Look over the lines below. Report each one that includes the string "with".

☆ ☆ ☆ ☆ ☆

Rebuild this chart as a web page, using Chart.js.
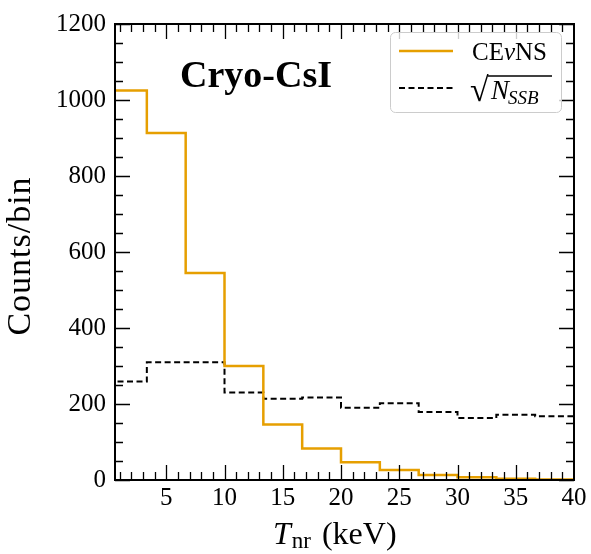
<!DOCTYPE html>
<html>
<head>
<meta charset="utf-8">
<script src="https://cdn.jsdelivr.net/npm/chart.js@4"></script>
<style>
  html, body { margin: 0; padding: 0; background: #fff; }
  #plot { display: block; }
</style>
</head>
<body>
<canvas id="plot" width="591" height="554"></canvas>
<script>
// bin edges in keV (12 bins of 10/3 keV)
const binEdges = [0, 3.333, 6.667, 10, 13.333, 16.667, 20, 23.333, 26.667, 30, 33.333, 36.667, 40];
const cevnsCounts = [1025, 913, 545, 300, 146, 83, 47, 26, 13, 7, 3.5, 1.5];
const ssbSqrt = [259, 310, 310, 230, 214, 217, 190, 202, 179, 163, 172, 168];
const xTickLabels = [5, 10, 15, 20, 25, 30, 35, 40];
const yTickLabels = [0, 200, 400, 600, 800, 1000, 1200];

const SERIF = '"Liberation Serif", "DejaVu Serif", serif';
const ORANGE = '#E69F00';

// histogram -> step points, value i spans edge i .. edge i+1
function steps(values) {
    const pts = [{ x: binEdges[0], y: values[0] }];
    values.forEach((v, i) => pts.push({ x: binEdges[i + 1], y: v }));
    return pts;
}

// inside ticks on all four sides + frame + legend + texts
const decor = {
    id: 'decor',
    afterDraw(chart) {
        const c = chart.ctx;
        const a = chart.chartArea;
        const sx = chart.scales.x, sy = chart.scales.y;
        c.save();
        c.strokeStyle = '#000';
        c.lineWidth = 1.3;
        c.beginPath();
        for (let v = 1; v <= 40; v++) {
            const px = Math.round(sx.getPixelForValue(v)) + 0.5;
            if (px < a.left || px > a.right) continue;
            const len = v % 5 === 0 ? 15 : 8;
            c.moveTo(px, a.bottom); c.lineTo(px, a.bottom - len);
            c.moveTo(px, a.top); c.lineTo(px, a.top + len);
        }
        for (let v = 0; v <= 1200; v += 50) {
            const py = Math.round(sy.getPixelForValue(v)) + 0.5;
            const len = v % 200 === 0 ? 15 : 8;
            c.moveTo(a.left, py); c.lineTo(a.left + len, py);
            c.moveTo(a.right, py); c.lineTo(a.right - len, py);
        }
        c.stroke();
        c.lineWidth = 2;
        c.strokeRect(a.left, a.top, a.right - a.left, a.bottom - a.top);

        // title inside the plot
        c.fillStyle = '#000';
        c.font = 'bold 38px ' + SERIF;
        c.textBaseline = 'alphabetic';
        c.textAlign = 'left';
        c.fillText('Cryo-CsI', 180, 87);

        // legend box
        c.beginPath();
        c.roundRect(390.5, 32.5, 171, 80, 5);
        c.fillStyle = 'rgba(255,255,255,0.8)';
        c.fill();
        c.strokeStyle = '#cccccc';
        c.lineWidth = 1;
        c.stroke();

        c.lineWidth = 2.5;
        c.strokeStyle = ORANGE;
        c.beginPath(); c.moveTo(399, 51); c.lineTo(453, 51); c.stroke();
        c.lineWidth = 2;
        c.strokeStyle = '#000';
        c.setLineDash([6, 3.5]);
        c.beginPath(); c.moveTo(399, 88); c.lineTo(453, 88); c.stroke();
        c.setLineDash([]);

        c.fillStyle = '#000';
        let x = 472;
        c.font = '25px ' + SERIF;
        c.fillText('CE', x, 60); x += c.measureText('CE').width;
        c.font = 'italic 25px ' + SERIF;
        c.fillText('\u03BD', x, 60); x += c.measureText('\u03BD').width;
        c.font = '25px ' + SERIF;
        c.fillText('NS', x, 60);

        c.font = '34px ' + SERIF;
        c.fillText('\u221A', 470, 101);
        c.lineWidth = 1.6;
        c.beginPath(); c.moveTo(488, 76); c.lineTo(552, 76); c.stroke();
        x = 491;
        c.font = 'italic 27px ' + SERIF;
        c.fillText('N', x, 99); x += c.measureText('N').width - 1;
        c.font = 'italic 19px ' + SERIF;
        c.fillText('SSB', x, 104);

        // axis titles
        x = 273;
        c.font = 'italic 32px ' + SERIF;
        c.fillText('T', x, 544); x += c.measureText('T').width + 1;
        c.font = '23px ' + SERIF;
        c.fillText('nr', x, 548); x += c.measureText('nr').width + 11;
        c.font = '32px ' + SERIF;
        c.fillText('(keV)', x, 544);

        c.translate(21, 256);
        c.rotate(-Math.PI / 2);
        c.font = '34px ' + SERIF;
        c.letterSpacing = '1px';
        c.textAlign = 'center';
        c.textBaseline = 'middle';
        c.fillText('Counts/bin', 0, 0);
        c.restore();
    }
};

const ctx = document.getElementById('plot').getContext('2d');

const chart = new Chart(ctx, {
    type: 'line',
    data: {
        datasets: [{
            label: 'CE\u03BDNS',
            data: steps(cevnsCounts),
            borderColor: ORANGE,
            borderWidth: 2.5,
            stepped: 'after',
            pointRadius: 0,
            fill: false
        }, {
            label: '\u221AN_SSB',
            data: steps(ssbSqrt),
            borderColor: '#000',
            borderWidth: 2,
            borderDash: [6, 3.5],
            stepped: 'after',
            pointRadius: 0,
            fill: false
        }]
    },
    options: {
        responsive: false,
        animation: false,
        layout: { padding: { top: 20, right: 17, left: 0, bottom: 0 } },
        scales: {
            x: {
                type: 'linear',
                min: 0.6,
                max: 40,
                afterBuildTicks: s => { s.ticks = xTickLabels.map(v => ({ value: v })); },
                afterFit: s => { s.height = 74; },
                grid: { display: false, drawTicks: false },
                border: { display: false },
                ticks: {
                    color: '#000',
                    font: { family: SERIF, size: 25 },
                    padding: 3,
                    maxRotation: 0,
                    autoSkip: false,
                    callback: v => String(v)
                }
            },
            y: {
                min: 0,
                max: 1200,
                afterBuildTicks: s => { s.ticks = yTickLabels.map(v => ({ value: v })); },
                afterFit: s => { s.width = 115; },
                grid: { display: false, drawTicks: false },
                border: { display: false },
                ticks: {
                    color: '#000',
                    font: { family: SERIF, size: 25 },
                    padding: 9,
                    autoSkip: false,
                    callback: v => String(v)
                }
            }
        },
        plugins: {
            legend: { display: false },
            tooltip: { enabled: false }
        }
    },
    plugins: [decor]
});
</script>
</body>
</html>
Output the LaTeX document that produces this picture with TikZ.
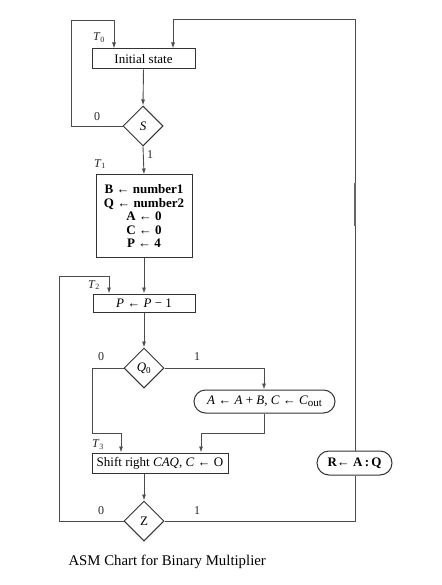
\documentclass[tikz,border=0pt]{standalone}
\usepackage{fontspec}
\setmainfont{Liberation Serif}
\usetikzlibrary{shapes.geometric, shapes.misc, arrows.meta}

\begin{document}
\begin{tikzpicture}[x=1pt, y=-1pt, font=\fontsize{13}{15}\selectfont]
		
		% Setup the styles for the boxes
		\tikzset{state box/.style={rectangle, draw=black!80, line width=1pt,
				inner sep=0pt, anchor=center},
			cond box/.style={diamond, aspect=1, draw=black!80, line width=1pt,
				minimum width=40pt, minimum height=40pt, inner sep=0pt},
			out box/.style={rounded rectangle, draw=black!80, line width=1pt,
				inner sep=0pt},
			flow/.style={draw=black!70, line width=0.9pt},
			arr/.style={flow, -{Latex[length=6pt, width=4pt]}},
			tag/.style={font=\fontsize{12}{13}\selectfont, text=black!85}}
		
		\useasboundingbox (0,0) rectangle (441,585);
		
		% Draw the states
		\node[state box, minimum width=103pt, minimum height=20pt] at (143.5, 59) (init) {Initial state};
		\node[cond box] at (143, 126) (S) {\textit{S}};
		\node[state box, minimum width=96pt, minimum height=82pt, align=center,
		font=\fontsize{13}{13.5}\selectfont\bfseries] at (144, 216) (load)
		{B ← number1\\Q ← number2\\A ← 0\\C ← 0\\P ← 4};
		\node[state box, minimum width=102pt, minimum height=18pt] at (144, 303) (dec)
		{\textit{P} ← \textit{P} − 1};
		\node[cond box] at (144, 368) (Q0) {\textit{Q}\textsubscript{0}};
		\node[out box, minimum width=141pt, minimum height=23pt] at (264.5, 401.5) (add)
		{\textit{A} ← \textit{A} + \textit{B}, \textit{C} ← \textit{C}\raisebox{-0.35ex}{\fontsize{11}{12}\selectfont out}};
		\node[state box, minimum width=136pt, minimum height=20pt] at (160, 463) (shift)
		{Shift right \textit{CAQ}, \textit{C} ← O};
		\node[cond box] at (144, 521) (Z) {Z};
		\node[out box, minimum width=75pt, minimum height=24pt, fill=white,
		font=\fontsize{13}{14}\selectfont\bfseries] at (354.5, 463) (R) {R← A\,:\,Q};
		
		% Corner points of the loops
		\coordinate (c0) at (114, 20);
		\coordinate (c1) at (173, 19);
		\coordinate (c2) at (109, 276);
		\coordinate (j0) at (92, 433);
		\coordinate (j1) at (121, 433);
		\coordinate (j2) at (201, 433);
		\coordinate (j3) at (264, 433);
		
		% Connect the states with arrows
		\draw[arr] (init.south) -- (S.north);
		\draw[arr] (S.west) -- (71, 126) |- (c0) -- (c0 |- init.north);
		\draw[arr] (S.south) -- (load.north);
		\draw[arr] (load.south) -- (dec.north);
		\draw[arr] (dec.south) -- (Q0.north);
		\draw[arr] (Q0.west) -| (j0) -- (j1) -- (j1 |- shift.north);
		\draw[arr] (Q0.east) -| (add.north -| j3);
		\draw[arr] (add.south -| j3) -- (j3) -- (j2) -- (j2 |- shift.north);
		\draw[arr] (shift.south -| Z) -- (Z.north);
		\draw[arr] (Z.west) -- (59, 521) |- (c2) -- (c2 |- dec.north);
		\draw[flow] (Z.east) -| (R.south -| 355, 0);
		\draw[arr] (R.north -| 355, 0) |- (c1) -- (c1 |- init.north);
		\draw[draw=black!60, line width=1.8pt] (355, 183) -- (355, 226);
		
		% Labels on the branches
		\node[tag] at (99, 38) {\textit{T}\textsubscript{0}};
		\node[tag] at (97, 117) {0};
		\node[tag] at (150, 155) {1};
		\node[tag] at (100, 164) {\textit{T}\textsubscript{1}};
		\node[tag] at (94, 285) {\textit{T}\textsubscript{2}};
		\node[tag] at (101, 357) {0};
		\node[tag] at (197, 357) {1};
		\node[tag] at (98, 445) {\textit{T}\textsubscript{3}};
		\node[tag] at (101, 511) {0};
		\node[tag] at (197, 511) {1};
		
		% Caption
		\node[anchor=west, font=\fontsize{14.8}{16}\selectfont] at (65, 562) (title)
		{ASM Chart for Binary Multiplier};
\end{tikzpicture}
\end{document}
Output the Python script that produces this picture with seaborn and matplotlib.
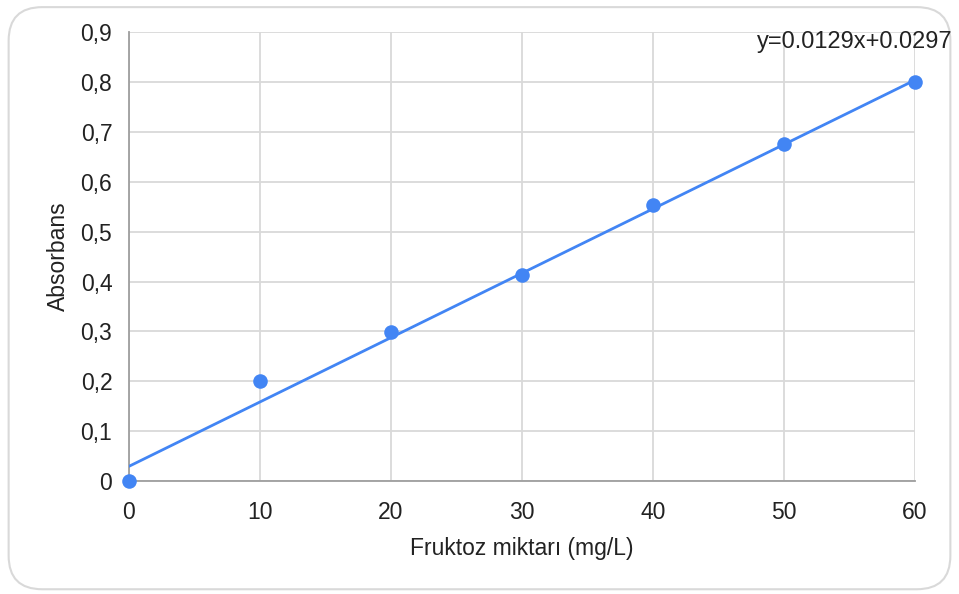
import matplotlib
matplotlib.use("Agg")
import matplotlib.pyplot as plt
from matplotlib.patches import FancyBboxPatch
import numpy as np
import pandas as pd
import seaborn as sns

# data
fruktoz = [0, 10, 20, 30, 40, 50, 60]
absorbans = [0.0, 0.200, 0.298, 0.413, 0.553, 0.675, 0.800]
slope = 0.0129
intercept = 0.0297
y_ticks = [0, 0.1, 0.2, 0.3, 0.4, 0.5, 0.6, 0.7, 0.8, 0.9]
x_ticks = [0, 10, 20, 30, 40, 50, 60]

df = pd.DataFrame({"x": fruktoz, "y": absorbans})

sns.set_style("white")
plt.rcParams["font.family"] = ["Liberation Sans", "DejaVu Sans"]

blue = "#4285F4"
fs = 16.5

fig = plt.figure(figsize=(9.59, 5.94), dpi=100)
# rounded card border, kept behind the axes
card = FancyBboxPatch((0.009, 0.008), 0.982, 0.98,
                      boxstyle="round,pad=0,rounding_size=0.035",
                      transform=fig.transFigure, facecolor="white",
                      edgecolor="#d9d9d9", linewidth=1.5,
                      mutation_aspect=959 / 594, zorder=-10)
fig.patches.append(card)

ax = fig.add_axes([0.1345, 0.19, 0.8195, 0.756])
ax.set_zorder(5)
ax.set_facecolor("none")

# trendline
line_x = np.array([min(fruktoz), max(fruktoz)])
ax.plot(line_x, slope * line_x + intercept, color=blue, lw=2, zorder=3)

sns.scatterplot(data=df, x="x", y="y", ax=ax, color=blue, s=110,
                edgecolor=blue, linewidth=0, zorder=4, clip_on=False)

ax.set_xlim(0, 60)
ax.set_ylim(0, 0.9)
ax.set_xticks(x_ticks)
ax.set_yticks(y_ticks)
ax.set_yticklabels([("%g" % v).replace(".", ",") for v in y_ticks])
ax.tick_params(axis="both", labelsize=fs, length=0, colors="#222222")
ax.tick_params(axis="x", pad=14)
ax.tick_params(axis="y", pad=12)

ax.grid(True, color="#d9d9d9", lw=1.3)
for side in ["top", "right"]:
    ax.spines[side].set_visible(False)
for side in ["left", "bottom"]:
    ax.spines[side].set_color("#9e9e9e")
    ax.spines[side].set_linewidth(1.3)

ax.set_xlabel("Fruktoz miktarı (mg/L)", fontsize=fs, color="#222222", labelpad=10)
ax.set_ylabel("Absorbans", fontsize=fs, color="#222222", labelpad=8)

ax.annotate("y=%.4fx+%.4f" % (slope, intercept), xy=(60, 0.88),
            xytext=(38, 0), textcoords="offset pixels", fontsize=17,
            ha="right", va="center", color="#222222", annotation_clip=False)

fig.savefig("out.png", dpi=100)
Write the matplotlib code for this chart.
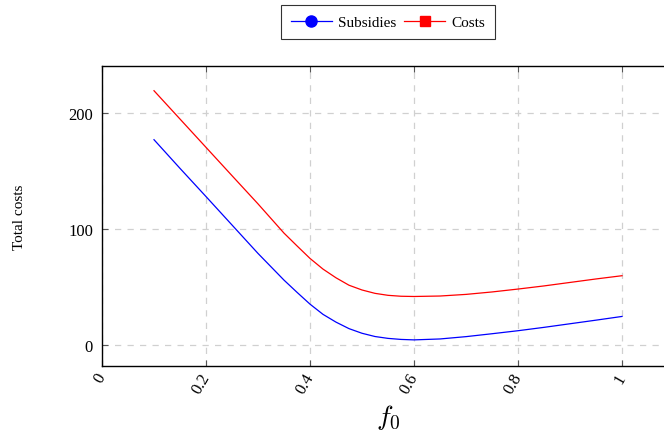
import matplotlib
matplotlib.use("Agg")
import matplotlib.pyplot as plt

plt.rcParams['font.family'] = ['Liberation Serif', 'DejaVu Serif']
plt.rcParams['mathtext.fontset'] = 'cm'

# values
f0 = [0.10, 0.15, 0.20, 0.25, 0.30, 0.35, 0.375, 0.40, 0.425, 0.45, 0.475,
      0.50, 0.525, 0.55, 0.575, 0.60, 0.65, 0.70, 0.75, 0.80, 0.85, 0.90,
      0.95, 1.00]
subsidies = [177, 152.3, 128, 103.5, 79, 56, 45.5, 35.3, 26.5, 19.8, 14.2,
             10.2, 7.4, 5.8, 4.9, 4.5, 5.3, 7.3, 9.8, 12.4, 15.3, 18.4,
             21.5, 24.7]
costs = [219.2, 194.8, 170.4, 146, 121.7, 96.5, 85.5, 74.7, 65.5, 58, 51.6,
         47.5, 44.6, 42.9, 42.1, 41.9, 42.3, 43.7, 45.8, 48.3, 51, 54,
         57, 59.8]

xticks = [0, 0.2, 0.4, 0.6, 0.8, 1]
xticklabels = ["0", "0.2", "0.4", "0.6", "0.8", "1"]
yticks = [0, 100, 200]

fig = plt.figure(figsize=(6.64, 4.39), dpi=100)
ax = fig.add_axes([102/664, 1 - 367/439, 572/664, 300/439])

ax.plot(f0, subsidies, color='blue', lw=0.9, label='Subsidies')
ax.plot(f0, costs, color='red', lw=0.9, label='Costs')

ax.set_xlim(0, 1.1)
ax.set_ylim(-18, 240.5)
ax.set_xticks(xticks)
ax.set_xticklabels(xticklabels, rotation=60, ha='right', va='center',
                   rotation_mode='anchor', fontsize=12)
ax.set_yticks(yticks)
ax.tick_params(axis='y', labelsize=12, pad=6.5)
ax.tick_params(direction='in', length=4, color='#555555', top=True, right=True)
ax.tick_params(axis='x', pad=6)

ax.grid(True, color='#d0d0d0', linestyle=(0, (5, 5)), lw=0.9)
for s in ax.spines.values():
    s.set_linewidth(1.0)

ax.set_xlabel(r'$f_0$', fontsize=20, labelpad=4)
ax.set_ylabel('Total costs', fontsize=11, labelpad=30)

h_sub, = ax.plot([], [], color='blue', lw=0.9, marker='o', ms=8)
h_cost, = ax.plot([], [], color='red', lw=0.9, marker='s', ms=7)
leg = ax.legend([h_sub, h_cost], ['Subsidies', 'Costs'], loc='lower center',
                bbox_to_anchor=(0.5, 1.09), borderaxespad=0, ncol=2,
                frameon=True, fancybox=False, edgecolor='black', fontsize=11,
                handlelength=2.7, columnspacing=0.5, handletextpad=0.4,
                borderpad=0.65)
leg.get_frame().set_linewidth(0.8)

fig.savefig("out.png", dpi=100)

☆ ☆ ☆ ☆ ☆

Solution to the problem
Output the LaTeX document that produces this picture with TikZ.
		% Connect the states with arrows
Output the Python script that produces this picture with seaborn and matplotlib.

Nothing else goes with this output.